Energy Literacy - Understand, Track, and Reduce Your Energy Consumption

I recently 'participated' in an O'Reilly webcast with the same title as this post.

This one hour webcast by Saul Griffith compared his 'lifestyle' energy consumption against the world average, examined the impact of CO2 levels on global warning, calculated how much various renewable energy sources must grow to minimize CO2 levels and finally how his 'lifestyle' must change to reduce the CO2 that he produces.

The world has known, calculable amounts of energy are available. In this webcast, we'll take a scientific look (physics and chemistry based) at all of the earth's energy resources, both stored (nuclear and fossil fuels) as well as renewable (solar, wind, wave, geothermal, tidal, wave, photosynthetic).

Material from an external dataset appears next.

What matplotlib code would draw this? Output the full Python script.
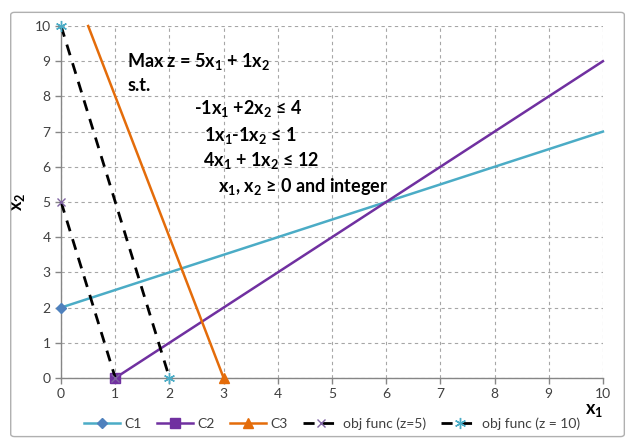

Looking at the sizes of each of these resources and comparing them to humanity's energy consumption is far from depressing. Although humanity uses a lot of energy, there are very large sources of non-carbon producing energy that can be tapped to meet our needs.

On the whole I found the webcast to be an eye-opener, especially in terms of the total amount of non-fossil fuel energy sources that must be developed in the next 20 years to keep CO2 levels at or below 450ppm.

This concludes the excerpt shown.